Pentingnya Jantung: Tidak seperti pemikir modern, Aristoteles menempatkan jantung sebagai pusat kecerdasan dan sensasi, sementara otak dianggapnya sebagai organ sekunder yang bertugas mendinginkan darah. Meskipun pandangan ini keliru, metodologi observasi dan klasifikasinya tetap revolusioner. Ia adalah pelopor dalam sistematisasi kerajaan hewan, meletakkan dasar bagi taksonomi yang akan dikembangkan ribuan tahun kemudian oleh Linnaeus.
XVII. Kehidupan Kontemplatif (Theoria): Kebahagiaan Tertinggi
Kembali ke Etika, Aristoteles menyimpulkan bahwa kebahagiaan manusia tertinggi—yang paling murni dan paling tahan lama—adalah Theoria, atau kehidupan kontemplatif. Aktivitas kontemplasi paling sesuai dengan fungsi tertinggi manusia, yaitu nalar, dan paling mendekati kehidupan abadi dan tak berubah dari Penggerak Tak Bergerak.
Kontemplasi adalah aktivitas yang paling mandiri; ia tidak membutuhkan orang lain atau sarana material (selain yang mendasar) untuk dilakukan, dan ia adalah aktivitas yang paling berkelanjutan. Meskipun Aristoteles mengakui bahwa kehidupan yang sepenuhnya kontemplatif mungkin terlalu tinggi untuk dicapai oleh manusia biasa yang harus berurusan dengan politik dan kebutuhan material, ia menjadikannya sebagai standar emas, ideal tertinggi dari Eudaimonia.

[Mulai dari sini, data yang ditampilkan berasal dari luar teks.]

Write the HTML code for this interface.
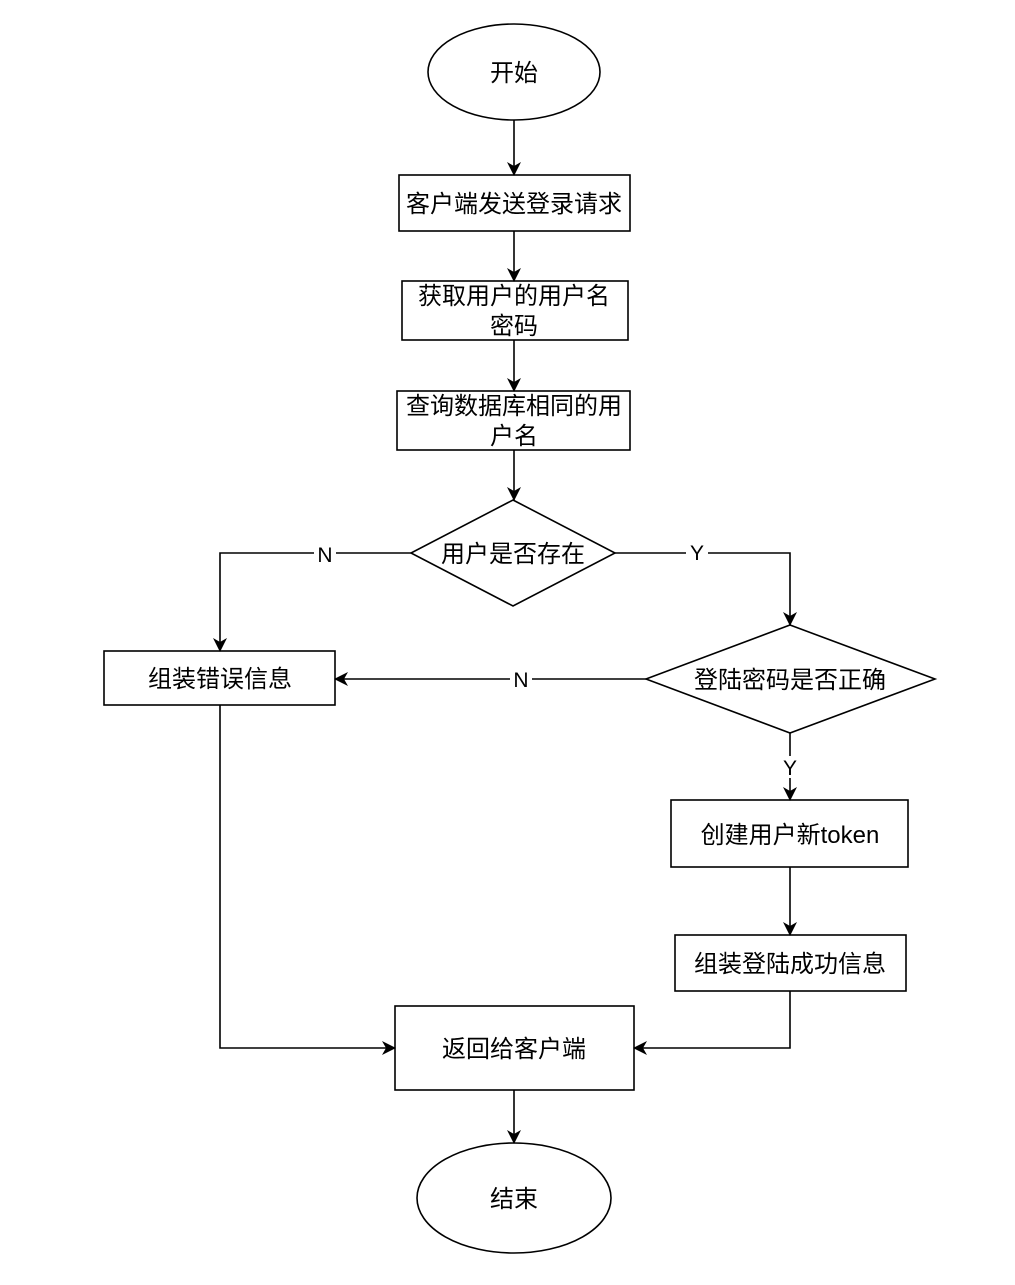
<!DOCTYPE html>
<html><head><meta charset="utf-8"><style>
html,body{margin:0;padding:0;background:#fff;}
svg text{font-family:"Liberation Sans","Noto Sans CJK SC",sans-serif;font-size:24px;fill:#000;}
</style></head><body>
<svg width="1015" height="1280" viewBox="0 0 1015 1280" xmlns="http://www.w3.org/2000/svg">
<defs>
<marker id="b" viewBox="0 0 14 14" markerWidth="14" markerHeight="14" refX="13" refY="7" orient="auto" markerUnits="userSpaceOnUse"><path d="M0,0 L14,7 L0,14 L4,7 Z" fill="#000"/></marker></defs>
<g fill="#fff" stroke="#000" stroke-width="1.6">
<ellipse cx="514" cy="72" rx="86" ry="48"/>
<rect x="399" y="175" width="231" height="56"/>
<rect x="402" y="281" width="226" height="59"/>
<rect x="397" y="391" width="233" height="59"/>
<polygon points="513,500 615,553 513,606 411,553"/>
<polygon points="790,625 935,679 790,733 646,679"/>
<rect x="104" y="651" width="231" height="54"/>
<rect x="671" y="800" width="237" height="67"/>
<rect x="675" y="935" width="231" height="56"/>
<rect x="395" y="1006" width="239" height="84"/>
<ellipse cx="514" cy="1198" rx="97" ry="55"/>
</g>
<g fill="none" stroke="#000" stroke-width="1.6" marker-end="url(#b)">
<path d="M514,120 V175"/>
<path d="M514,231 V281"/>
<path d="M514,340 V391"/>
<path d="M514,450 V500"/>
<path d="M411,553 H220 V651"/>
<path d="M615,553 H790 V625"/>
<path d="M646,679 H335"/>
<path d="M790,733 V800"/>
<path d="M790,867 V935"/>
<path d="M790,991 V1048 H634"/>
<path d="M220,705 V1048 H395"/>
<path d="M514,1090 V1143"/>
</g>
<g text-anchor="middle">
<text x="514" y="81">开始</text>
<text x="514" y="212">客户端发送登录请求</text>
<text x="514" y="304">获取用户的用户名</text>
<text x="514" y="334">密码</text>
<text x="514" y="414">查询数据库相同的用</text>
<text x="514" y="444">户名</text>
<text x="513" y="562">用户是否存在</text>
<text x="790" y="688">登陆密码是否正确</text>
<text x="220" y="687">组装错误信息</text>
<text x="790" y="843">创建用户新token</text>
<text x="790" y="972">组装登陆成功信息</text>
<text x="514" y="1057">返回给客户端</text>
<text x="514" y="1207">结束</text>
</g>
<g text-anchor="middle">
<rect x="314" y="543" width="22" height="22" fill="#fff"/>
<text x="325" y="562" style="font-size:21px">N</text>
<rect x="686" y="541" width="22" height="22" fill="#fff"/>
<text x="697" y="560" style="font-size:21px">Y</text>
<rect x="510" y="668" width="22" height="22" fill="#fff"/>
<text x="521" y="687" style="font-size:21px">N</text>
<rect x="779" y="756" width="22" height="22" fill="#fff"/>
<text x="790" y="775" style="font-size:21px">Y</text>
</g>
</svg>
</body></html>
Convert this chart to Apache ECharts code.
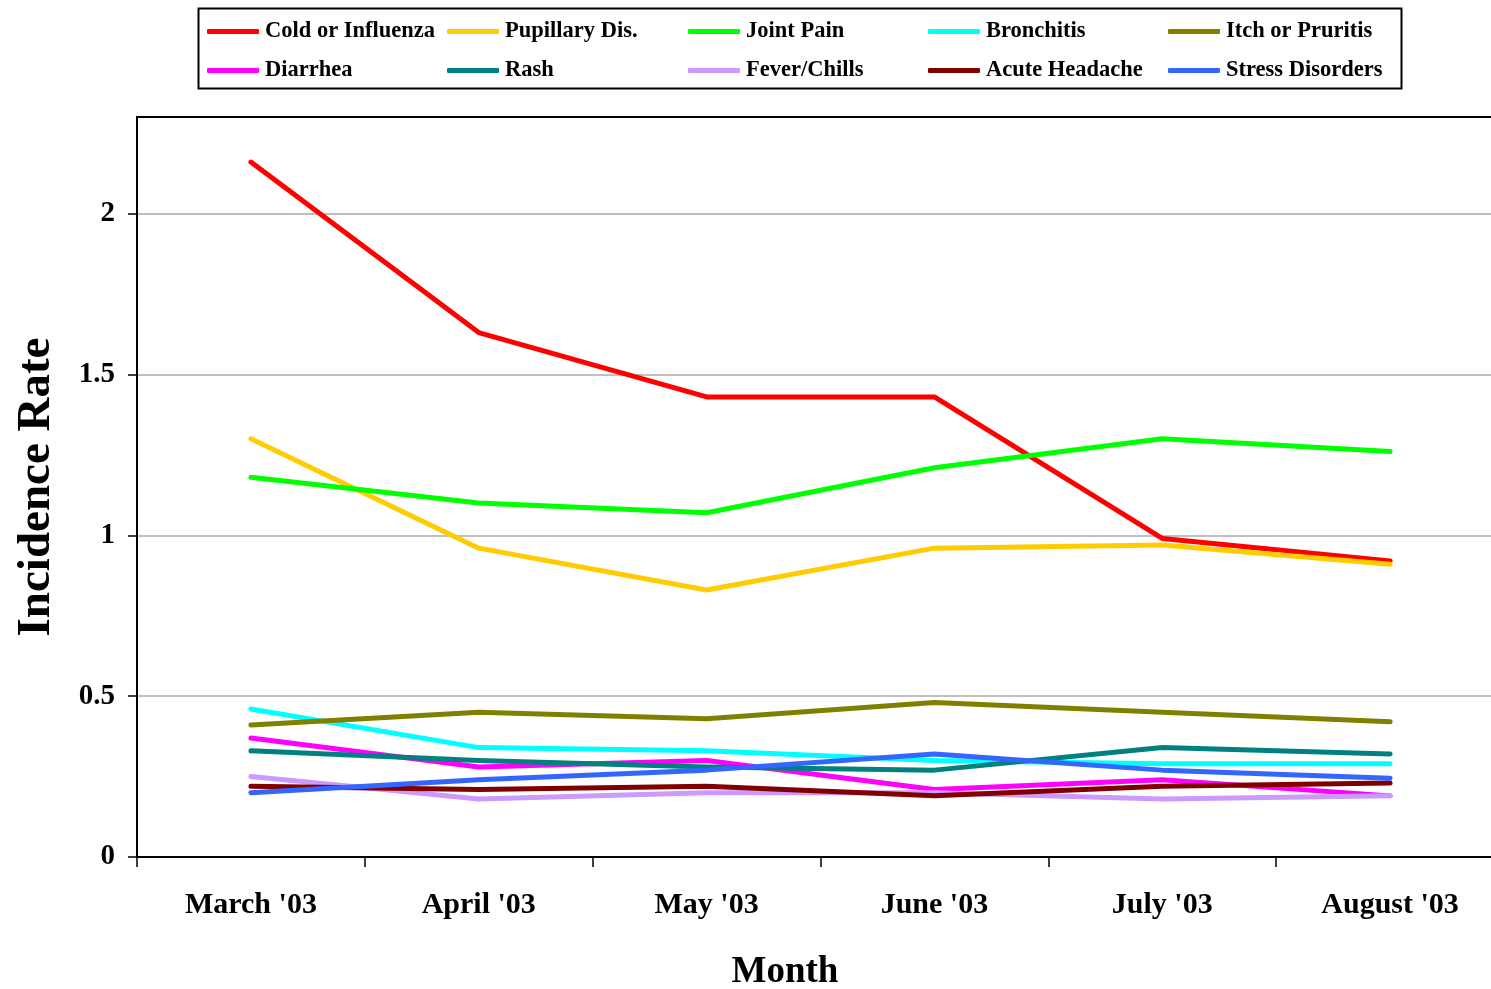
<!DOCTYPE html>
<html>
<head>
<meta charset="utf-8">
<script src="https://cdn.jsdelivr.net/npm/echarts@6/dist/echarts.min.js"></script>
<style>
  html, body { margin: 0; padding: 0; background: #fff; overflow: hidden; }
  /* the plot runs a little past the right edge of the window */
  #chart { width: 1504px; height: 989px; }
</style>
</head>
<body>
<div id="chart"></div>
<script>
// Monthly incidence rates by complaint, March–August 2003
const months = ["March '03", "April '03", "May '03", "June '03", "July '03", "August '03"];

const coldInfluenza   = [2.16, 1.63, 1.43, 1.43, 0.99, 0.92];
const pupillaryDis    = [1.30, 0.96, 0.83, 0.96, 0.97, 0.91];
const jointPain       = [1.18, 1.10, 1.07, 1.21, 1.30, 1.26];
const bronchitis      = [0.46, 0.34, 0.33, 0.30, 0.29, 0.29];
const itchPruritis    = [0.41, 0.45, 0.43, 0.48, 0.45, 0.42];
const diarrhea        = [0.37, 0.28, 0.30, 0.21, 0.24, 0.19];
const rash            = [0.33, 0.30, 0.28, 0.27, 0.34, 0.32];
const feverChills     = [0.25, 0.18, 0.20, 0.20, 0.18, 0.19];
const acuteHeadache   = [0.22, 0.21, 0.22, 0.19, 0.22, 0.23];
const stressDisorders = [0.20, 0.24, 0.27, 0.32, 0.27, 0.245];

const yTicks = [0, 0.5, 1, 1.5, 2];

const seriesDefs = [
  { name: 'Cold or Influenza', data: coldInfluenza,   color: '#FF0000' },
  { name: 'Pupillary Dis.',    data: pupillaryDis,    color: '#FFCC00' },
  { name: 'Joint Pain',        data: jointPain,       color: '#00FF00' },
  { name: 'Bronchitis',        data: bronchitis,      color: '#00FFFF' },
  { name: 'Itch or Pruritis',  data: itchPruritis,    color: '#808000' },
  { name: 'Diarrhea',          data: diarrhea,        color: '#FF00FF' },
  { name: 'Rash',              data: rash,            color: '#008080' },
  { name: 'Fever/Chills',      data: feverChills,     color: '#CC99FF' },
  { name: 'Acute Headache',    data: acuteHeadache,   color: '#800000' },
  { name: 'Stress Disorders',  data: stressDisorders, color: '#3366FF' }
];

const serif = '"Liberation Serif", "Times New Roman", serif';

// Legend laid out as five columns of two rows each
const legendColumns = [207, 447, 688, 928, 1168];
const legends = legendColumns.map((x, i) => ({
  orient: 'vertical',
  left: x,
  top: 20,
  itemWidth: 52,
  itemHeight: 5,
  itemGap: 16,
  icon: 'roundRect',
  selectedMode: false,
  padding: 0,
  data: [seriesDefs[i].name, seriesDefs[i + 5].name],
  textStyle: {
    fontFamily: serif,
    fontWeight: 'bold',
    fontSize: 22.5,
    lineHeight: 22,
    color: '#000',
    padding: [0, 0, 0, 1]
  }
}));

const chart = echarts.init(document.getElementById('chart'), null, { renderer: 'canvas' });

chart.setOption({
  backgroundColor: '#fff',
  animation: false,
  legend: legends,
  grid: {
    left: 137,
    top: 117,
    width: 1367,
    height: 740,
    show: true,
    borderColor: '#000',
    borderWidth: 2,
    containLabel: false,
    z: 3
  },
  xAxis: {
    type: 'category',
    data: months,
    boundaryGap: true,
    axisLine: { lineStyle: { color: '#000', width: 2 } },
    axisTick: { show: true, inside: false, length: 10, alignWithLabel: false, lineStyle: { color: '#000', width: 1.5 } },
    axisLabel: {
      margin: 33,
      fontFamily: serif,
      fontWeight: 'bold',
      fontSize: 30,
      color: '#000'
    },
    splitLine: { show: false }
  },
  yAxis: {
    type: 'value',
    min: 0,
    max: 2.3,
    interval: 0.5,
    name: 'Incidence Rate',
    nameLocation: 'middle',
    nameGap: 77,
    nameTextStyle: {
      fontFamily: serif,
      fontWeight: 'bold',
      fontSize: 47,
      color: '#000'
    },
    axisLine: { show: true, lineStyle: { color: '#000', width: 2 } },
    axisTick: { show: true, inside: false, length: 9, lineStyle: { color: '#000', width: 1.5 } },
    axisLabel: {
      margin: 22,
      showMaxLabel: false,
      fontFamily: serif,
      fontWeight: 'bold',
      fontSize: 29,
      color: '#000',
      formatter: v => (yTicks.indexOf(Math.round(v * 10) / 10) >= 0 ? String(v) : '')
    },
    splitLine: { show: true, showMaxLine: false, lineStyle: { color: '#C0C0C0', width: 2 } }
  },
  graphic: [
    {
      type: 'rect',
      shape: { x: 198.5, y: 8.5, width: 1203, height: 80 },
      style: { fill: 'none', stroke: '#000', lineWidth: 2 },
      silent: true
    },
    {
      // top edge of the plot frame
      type: 'line',
      shape: { x1: 137, y1: 117, x2: 1504, y2: 117 },
      style: { stroke: '#000', lineWidth: 2 },
      z: 10,
      silent: true
    },
    {
      type: 'text',
      x: 785,
      y: 972,
      style: {
        text: 'Month',
        fontFamily: serif,
        fontWeight: 'bold',
        fontSize: 37,
        fill: '#000',
        textAlign: 'center',
        textVerticalAlign: 'middle'
      },
      silent: true
    }
  ],
  series: seriesDefs.map(s => ({
    name: s.name,
    type: 'line',
    data: s.data,
    showSymbol: false,
    symbol: 'none',
    color: s.color,
    lineStyle: { color: s.color, width: 5, cap: 'round', join: 'round' },
    emphasis: { disabled: true }
  }))
});
</script>
</body>
</html>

Oleh karena itu, tujuan akhir dari seluruh sistem Aristoteles—dari logika yang mengajarkan kita penalaran yang benar, hingga fisika yang menjelaskan alam semesta, hingga etika yang membimbing tindakan—adalah untuk membebaskan jiwa rasional sehingga ia dapat terlibat dalam kontemplasi, realisasi diri paling agung bagi manusia.